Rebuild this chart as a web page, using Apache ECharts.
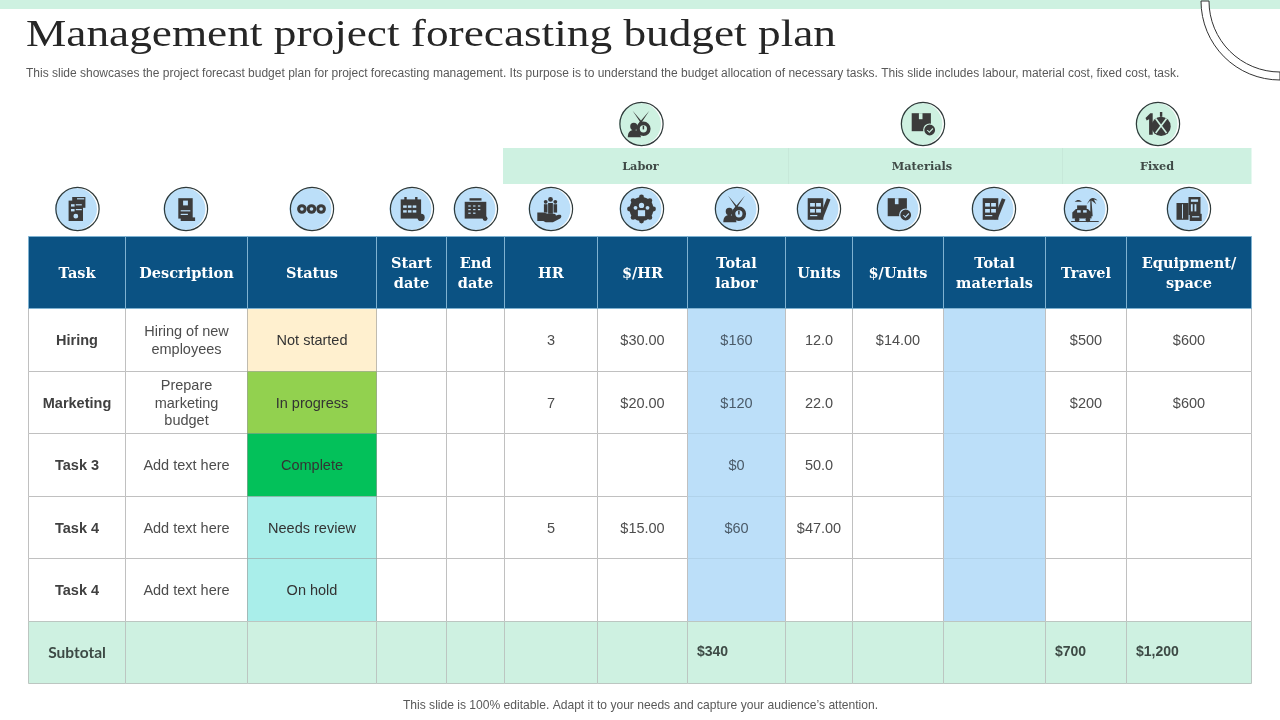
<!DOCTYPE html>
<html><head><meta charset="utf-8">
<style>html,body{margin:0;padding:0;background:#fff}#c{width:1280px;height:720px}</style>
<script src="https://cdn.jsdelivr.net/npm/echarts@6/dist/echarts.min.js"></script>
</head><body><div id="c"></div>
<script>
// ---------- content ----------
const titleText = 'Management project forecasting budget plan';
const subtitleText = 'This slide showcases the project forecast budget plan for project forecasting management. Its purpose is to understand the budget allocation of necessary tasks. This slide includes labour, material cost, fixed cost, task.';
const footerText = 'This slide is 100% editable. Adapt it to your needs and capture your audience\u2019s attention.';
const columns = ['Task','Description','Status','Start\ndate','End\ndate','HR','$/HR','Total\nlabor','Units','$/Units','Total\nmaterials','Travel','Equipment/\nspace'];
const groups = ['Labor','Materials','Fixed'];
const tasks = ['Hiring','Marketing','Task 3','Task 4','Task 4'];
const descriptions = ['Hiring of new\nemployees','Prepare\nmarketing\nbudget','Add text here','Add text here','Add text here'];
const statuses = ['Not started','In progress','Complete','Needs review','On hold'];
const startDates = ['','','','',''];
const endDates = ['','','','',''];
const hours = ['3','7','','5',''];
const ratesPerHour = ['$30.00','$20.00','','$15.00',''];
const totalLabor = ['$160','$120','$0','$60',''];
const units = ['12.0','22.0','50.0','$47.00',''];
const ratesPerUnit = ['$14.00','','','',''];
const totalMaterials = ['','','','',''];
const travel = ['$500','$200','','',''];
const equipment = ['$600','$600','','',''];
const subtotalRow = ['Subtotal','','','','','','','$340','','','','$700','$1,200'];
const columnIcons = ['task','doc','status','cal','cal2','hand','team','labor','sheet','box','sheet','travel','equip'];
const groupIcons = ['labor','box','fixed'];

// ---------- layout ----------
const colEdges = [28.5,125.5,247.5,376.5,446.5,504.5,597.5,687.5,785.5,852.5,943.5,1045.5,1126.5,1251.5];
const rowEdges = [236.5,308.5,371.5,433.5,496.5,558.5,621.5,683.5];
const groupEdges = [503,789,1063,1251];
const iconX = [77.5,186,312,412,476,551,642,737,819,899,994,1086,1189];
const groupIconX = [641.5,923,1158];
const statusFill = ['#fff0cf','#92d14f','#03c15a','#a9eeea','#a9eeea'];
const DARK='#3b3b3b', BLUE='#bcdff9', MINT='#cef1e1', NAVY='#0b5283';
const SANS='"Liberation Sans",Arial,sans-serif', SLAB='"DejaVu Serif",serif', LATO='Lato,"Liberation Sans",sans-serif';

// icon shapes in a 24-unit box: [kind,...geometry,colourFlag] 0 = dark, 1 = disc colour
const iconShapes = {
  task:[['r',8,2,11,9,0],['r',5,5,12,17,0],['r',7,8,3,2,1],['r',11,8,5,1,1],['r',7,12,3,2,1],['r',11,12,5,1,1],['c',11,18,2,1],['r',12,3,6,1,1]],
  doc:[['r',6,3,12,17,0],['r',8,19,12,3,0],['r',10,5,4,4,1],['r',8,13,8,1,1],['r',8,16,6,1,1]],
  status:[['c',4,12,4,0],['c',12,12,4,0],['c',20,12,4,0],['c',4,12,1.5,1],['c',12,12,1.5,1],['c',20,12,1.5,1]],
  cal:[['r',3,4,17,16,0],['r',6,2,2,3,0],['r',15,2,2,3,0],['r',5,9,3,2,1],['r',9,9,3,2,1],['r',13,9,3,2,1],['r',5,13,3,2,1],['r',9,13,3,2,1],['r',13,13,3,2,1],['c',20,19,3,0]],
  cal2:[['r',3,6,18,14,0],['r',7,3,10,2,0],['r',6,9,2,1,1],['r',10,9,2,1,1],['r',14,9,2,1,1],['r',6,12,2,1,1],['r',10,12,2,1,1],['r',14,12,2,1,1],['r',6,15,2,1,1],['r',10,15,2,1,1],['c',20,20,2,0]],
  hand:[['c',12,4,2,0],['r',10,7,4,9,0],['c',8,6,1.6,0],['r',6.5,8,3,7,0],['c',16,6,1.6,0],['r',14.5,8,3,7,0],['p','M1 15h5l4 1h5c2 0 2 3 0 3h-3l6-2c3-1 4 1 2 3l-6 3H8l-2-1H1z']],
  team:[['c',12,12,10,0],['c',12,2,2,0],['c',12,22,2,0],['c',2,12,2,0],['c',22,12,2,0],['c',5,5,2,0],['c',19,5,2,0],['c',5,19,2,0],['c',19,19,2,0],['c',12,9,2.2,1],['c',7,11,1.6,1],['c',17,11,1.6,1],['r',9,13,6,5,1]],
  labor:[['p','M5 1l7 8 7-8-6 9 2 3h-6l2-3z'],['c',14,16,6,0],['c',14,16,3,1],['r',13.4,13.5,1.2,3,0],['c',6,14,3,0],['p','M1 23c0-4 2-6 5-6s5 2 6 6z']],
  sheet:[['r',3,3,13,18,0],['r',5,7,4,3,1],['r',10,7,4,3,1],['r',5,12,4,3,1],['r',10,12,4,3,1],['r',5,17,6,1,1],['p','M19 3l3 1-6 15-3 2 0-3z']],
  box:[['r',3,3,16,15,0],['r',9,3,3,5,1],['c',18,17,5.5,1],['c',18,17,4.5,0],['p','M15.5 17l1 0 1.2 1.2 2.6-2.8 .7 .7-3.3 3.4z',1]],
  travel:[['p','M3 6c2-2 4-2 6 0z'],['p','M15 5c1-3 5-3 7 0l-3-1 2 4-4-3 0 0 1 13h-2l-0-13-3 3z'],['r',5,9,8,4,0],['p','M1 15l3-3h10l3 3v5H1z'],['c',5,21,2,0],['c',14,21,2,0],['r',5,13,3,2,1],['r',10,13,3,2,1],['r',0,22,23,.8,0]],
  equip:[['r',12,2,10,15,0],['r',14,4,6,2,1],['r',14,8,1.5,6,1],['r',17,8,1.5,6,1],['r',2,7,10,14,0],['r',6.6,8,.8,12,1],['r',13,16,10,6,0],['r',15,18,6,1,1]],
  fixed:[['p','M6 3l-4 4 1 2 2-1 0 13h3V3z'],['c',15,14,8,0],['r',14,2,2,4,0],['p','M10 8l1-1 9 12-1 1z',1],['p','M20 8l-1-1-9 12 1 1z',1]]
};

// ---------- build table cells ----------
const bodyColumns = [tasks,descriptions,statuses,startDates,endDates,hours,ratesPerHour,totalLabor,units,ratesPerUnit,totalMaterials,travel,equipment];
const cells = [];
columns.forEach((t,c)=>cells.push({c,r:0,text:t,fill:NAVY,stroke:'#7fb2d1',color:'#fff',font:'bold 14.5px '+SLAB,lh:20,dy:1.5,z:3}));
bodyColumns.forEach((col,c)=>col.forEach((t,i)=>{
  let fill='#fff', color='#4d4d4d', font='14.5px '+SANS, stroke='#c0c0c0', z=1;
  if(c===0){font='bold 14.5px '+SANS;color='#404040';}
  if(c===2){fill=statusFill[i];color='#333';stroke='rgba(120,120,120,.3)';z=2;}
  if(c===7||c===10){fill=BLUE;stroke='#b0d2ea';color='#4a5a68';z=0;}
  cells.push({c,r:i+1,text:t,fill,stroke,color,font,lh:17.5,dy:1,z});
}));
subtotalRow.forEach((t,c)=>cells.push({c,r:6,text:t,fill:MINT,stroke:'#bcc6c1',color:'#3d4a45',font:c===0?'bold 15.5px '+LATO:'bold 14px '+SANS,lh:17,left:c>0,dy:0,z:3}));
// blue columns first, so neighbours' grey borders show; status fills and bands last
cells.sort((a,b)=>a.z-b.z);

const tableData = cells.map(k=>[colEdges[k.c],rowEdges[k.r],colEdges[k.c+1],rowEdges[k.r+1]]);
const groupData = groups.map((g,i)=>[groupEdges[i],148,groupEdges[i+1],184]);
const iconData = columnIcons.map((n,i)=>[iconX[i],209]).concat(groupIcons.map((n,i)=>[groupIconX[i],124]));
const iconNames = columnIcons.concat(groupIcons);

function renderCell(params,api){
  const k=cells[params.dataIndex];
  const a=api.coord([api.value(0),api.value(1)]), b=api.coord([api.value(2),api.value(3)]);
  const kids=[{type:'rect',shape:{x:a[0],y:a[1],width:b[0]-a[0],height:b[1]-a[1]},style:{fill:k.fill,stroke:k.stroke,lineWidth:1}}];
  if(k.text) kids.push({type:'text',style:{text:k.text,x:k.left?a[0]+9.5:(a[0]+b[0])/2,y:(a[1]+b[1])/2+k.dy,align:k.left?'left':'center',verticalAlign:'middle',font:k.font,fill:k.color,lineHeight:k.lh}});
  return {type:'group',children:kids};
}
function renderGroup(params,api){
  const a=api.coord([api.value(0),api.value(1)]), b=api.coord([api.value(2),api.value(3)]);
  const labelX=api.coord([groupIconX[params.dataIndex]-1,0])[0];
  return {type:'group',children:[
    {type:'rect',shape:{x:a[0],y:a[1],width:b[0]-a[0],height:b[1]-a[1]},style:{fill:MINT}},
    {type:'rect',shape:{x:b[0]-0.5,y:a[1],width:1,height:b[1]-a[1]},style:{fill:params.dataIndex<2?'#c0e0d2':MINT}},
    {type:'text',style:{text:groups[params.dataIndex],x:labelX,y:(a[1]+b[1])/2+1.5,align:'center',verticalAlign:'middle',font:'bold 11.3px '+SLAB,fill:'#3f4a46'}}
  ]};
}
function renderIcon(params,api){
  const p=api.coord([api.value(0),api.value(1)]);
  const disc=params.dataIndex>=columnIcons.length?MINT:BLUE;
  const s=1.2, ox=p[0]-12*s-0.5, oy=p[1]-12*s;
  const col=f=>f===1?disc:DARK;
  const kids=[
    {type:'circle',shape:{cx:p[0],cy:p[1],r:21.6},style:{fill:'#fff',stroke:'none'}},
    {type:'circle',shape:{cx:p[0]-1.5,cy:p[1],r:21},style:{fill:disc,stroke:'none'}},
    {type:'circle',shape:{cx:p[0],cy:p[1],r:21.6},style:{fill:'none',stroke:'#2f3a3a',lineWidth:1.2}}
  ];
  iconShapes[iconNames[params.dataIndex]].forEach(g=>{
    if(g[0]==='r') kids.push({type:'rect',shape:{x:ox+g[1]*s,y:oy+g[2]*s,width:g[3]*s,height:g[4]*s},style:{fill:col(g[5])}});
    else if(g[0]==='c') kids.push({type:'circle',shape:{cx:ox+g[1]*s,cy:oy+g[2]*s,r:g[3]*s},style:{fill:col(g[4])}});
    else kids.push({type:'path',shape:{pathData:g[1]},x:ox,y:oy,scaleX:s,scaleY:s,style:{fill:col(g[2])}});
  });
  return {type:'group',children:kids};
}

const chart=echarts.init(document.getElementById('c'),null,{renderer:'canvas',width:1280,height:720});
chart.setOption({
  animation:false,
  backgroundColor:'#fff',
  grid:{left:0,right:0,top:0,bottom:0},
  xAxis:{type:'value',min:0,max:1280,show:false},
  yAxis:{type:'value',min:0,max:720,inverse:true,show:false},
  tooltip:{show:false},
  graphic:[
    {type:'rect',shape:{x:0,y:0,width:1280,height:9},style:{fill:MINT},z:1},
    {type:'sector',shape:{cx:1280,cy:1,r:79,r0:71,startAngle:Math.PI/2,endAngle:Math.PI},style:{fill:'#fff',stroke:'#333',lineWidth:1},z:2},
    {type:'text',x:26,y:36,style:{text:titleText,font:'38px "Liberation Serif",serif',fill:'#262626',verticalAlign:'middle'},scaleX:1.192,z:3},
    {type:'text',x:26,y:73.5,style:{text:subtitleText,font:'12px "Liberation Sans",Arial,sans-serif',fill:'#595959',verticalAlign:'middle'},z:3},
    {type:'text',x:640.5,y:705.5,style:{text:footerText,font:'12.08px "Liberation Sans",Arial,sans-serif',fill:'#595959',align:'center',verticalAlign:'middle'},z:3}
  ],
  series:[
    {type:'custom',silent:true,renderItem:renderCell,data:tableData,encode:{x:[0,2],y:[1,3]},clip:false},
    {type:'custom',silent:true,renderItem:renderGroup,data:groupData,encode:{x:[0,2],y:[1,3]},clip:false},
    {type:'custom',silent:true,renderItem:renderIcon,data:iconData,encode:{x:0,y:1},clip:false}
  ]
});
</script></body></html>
══════════════════════════════
Do this: Only lines belong in the copy: transcribe those from the start of the data through the line that contains "const groupIcons = ['labor','box','fixed'];", and skip the pictures.

Output below:
Rebuild this chart as a web page, using Apache ECharts.
<!DOCTYPE html>
<html><head><meta charset="utf-8">
<style>html,body{margin:0;padding:0;background:#fff}#c{width:1280px;height:720px}</style>
<script src="https://cdn.jsdelivr.net/npm/echarts@6/dist/echarts.min.js"></script>
</head><body><div id="c"></div>
<script>
// ---------- content ----------
const titleText = 'Management project forecasting budget plan';
const subtitleText = 'This slide showcases the project forecast budget plan for project forecasting management. Its purpose is to understand the budget allocation of necessary tasks. This slide includes labour, material cost, fixed cost, task.';
const footerText = 'This slide is 100% editable. Adapt it to your needs and capture your audience\u2019s attention.';
const columns = ['Task','Description','Status','Start\ndate','End\ndate','HR','$/HR','Total\nlabor','Units','$/Units','Total\nmaterials','Travel','Equipment/\nspace'];
const groups = ['Labor','Materials','Fixed'];
const tasks = ['Hiring','Marketing','Task 3','Task 4','Task 4'];
const descriptions = ['Hiring of new\nemployees','Prepare\nmarketing\nbudget','Add text here','Add text here','Add text here'];
const statuses = ['Not started','In progress','Complete','Needs review','On hold'];
const startDates = ['','','','',''];
const endDates = ['','','','',''];
const hours = ['3','7','','5',''];
const ratesPerHour = ['$30.00','$20.00','','$15.00',''];
const totalLabor = ['$160','$120','$0','$60',''];
const units = ['12.0','22.0','50.0','$47.00',''];
const ratesPerUnit = ['$14.00','','','',''];
const totalMaterials = ['','','','',''];
const travel = ['$500','$200','','',''];
const equipment = ['$600','$600','','',''];
const subtotalRow = ['Subtotal','','','','','','','$340','','','','$700','$1,200'];
const columnIcons = ['task','doc','status','cal','cal2','hand','team','labor','sheet','box','sheet','travel','equip'];
const groupIcons = ['labor','box','fixed'];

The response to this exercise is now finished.